Rent-a-Cop was Liza Minnelli's first film in five years. She had been admitted to the Betty Ford Clinic in 1984 for substance abuse problems. "Everybody I know, including myself, gets into trouble," she said. "When you dole out too much credit to public opinion, when your sense of self gets blurry, when you feel that what people think is more important than how you feel . . . that's when it's dangerous and that's an easy thing to happen - to me, to a housewife. That's when you worry about getting enough sleep, so you take a sleeping pill; when other people think you're overweight, so you take a diet pill. And then you find yourself in rehab."

"The cop and the hooker story has been done a million times," said Reynolds. "The secret to doing the story is always the cop that hates the girl and the girl that hates the cop, but they need each other for whatever reason." Reynolds said he and Minnelli "like each other enormously, and that's kind of the subtext of what we are doing. We make each other laugh a lot." Reynolds and Minnelli would improvise routines about Reynolds's real-life nostalgia for the 1950s.

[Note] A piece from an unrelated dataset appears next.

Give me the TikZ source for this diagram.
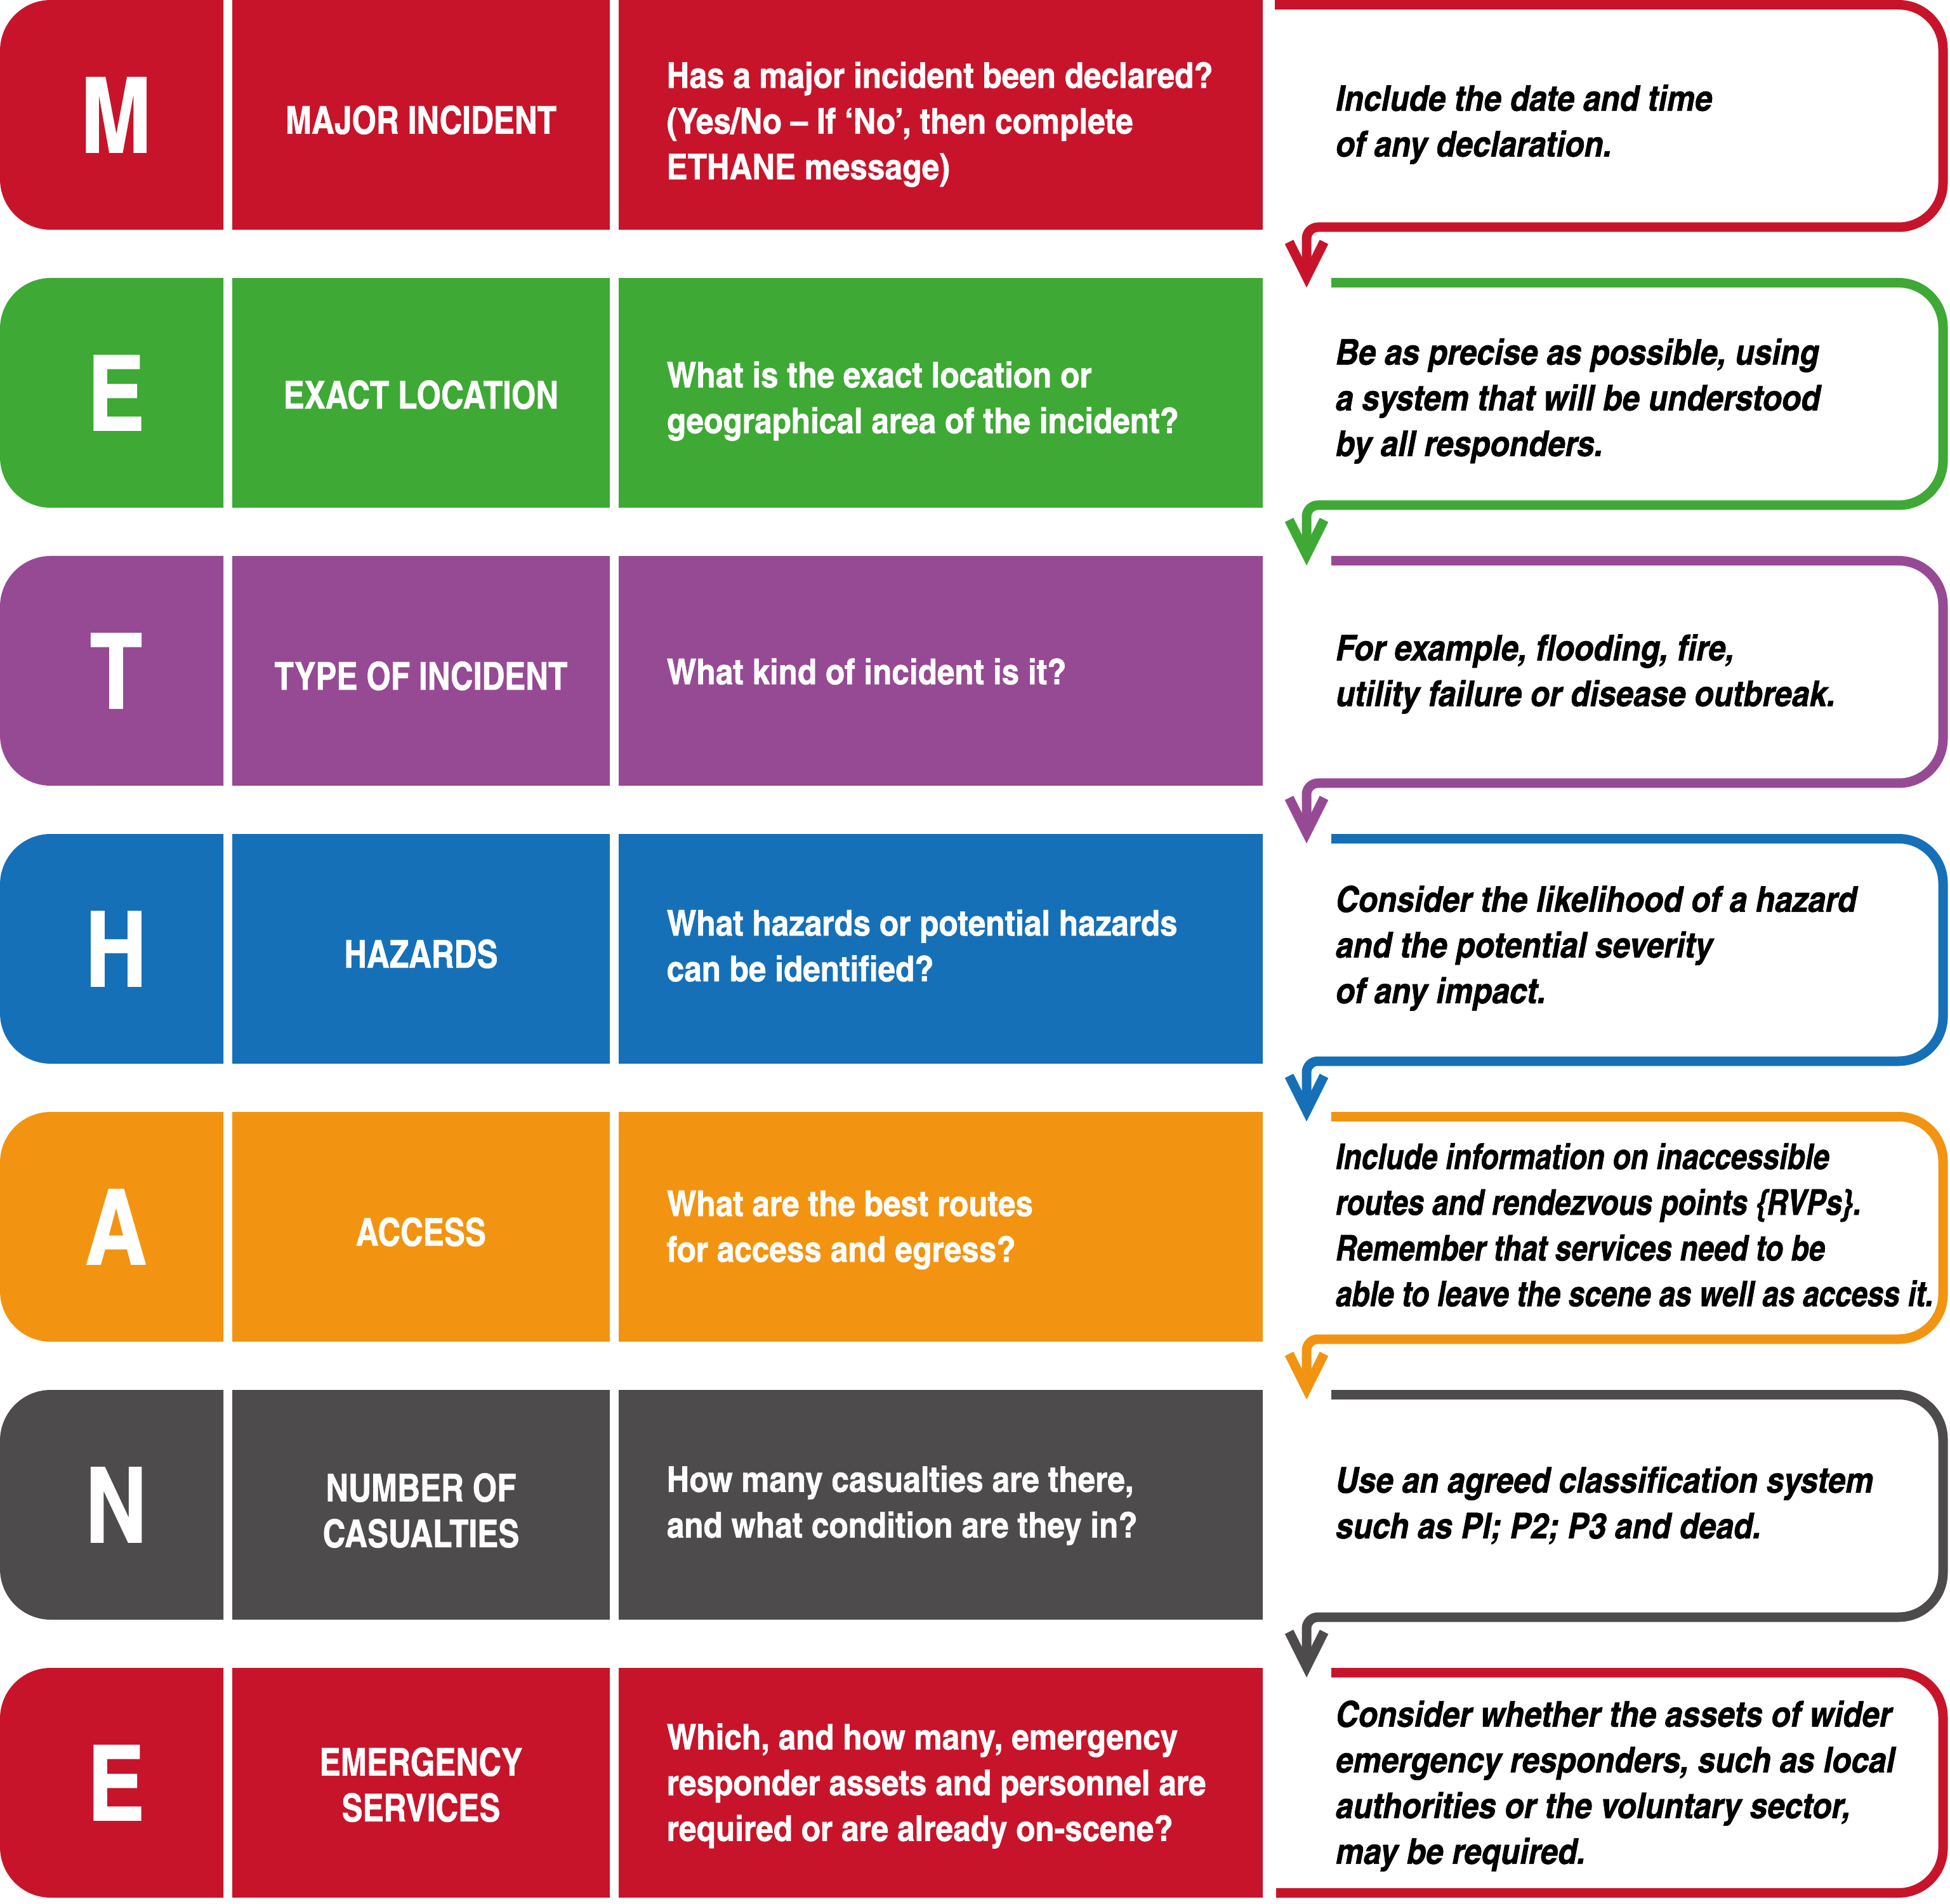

Location filming took place in Chicago. Studio work was done in Rome. "He is an intelligent, sharp and hard-working professional," said London about Reynolds, "and the chemistry between him and Minnelli is wonderful. I think Rent-A-Cop is an audience picture, the kind of film where you have a good time for an hour and 40 minutes. It is just what Burt and his audience need."

==Reception==
The film received negative reviews from critics, having a Rotten Tomatoes score of 14%, with 12 out of 14 professional reviews being negative. Walter Goodman reviewing for The New York Times praised Minnelli's performance, but described the plot as sloppy and the directing as efficient but uninspired. Roger Ebert gave it 2 out of 4 stars, saying "Rent-A-Cop is a collision between a relationship and a cliche, and the cliche wins, but not before the relationship has given us some nice moments".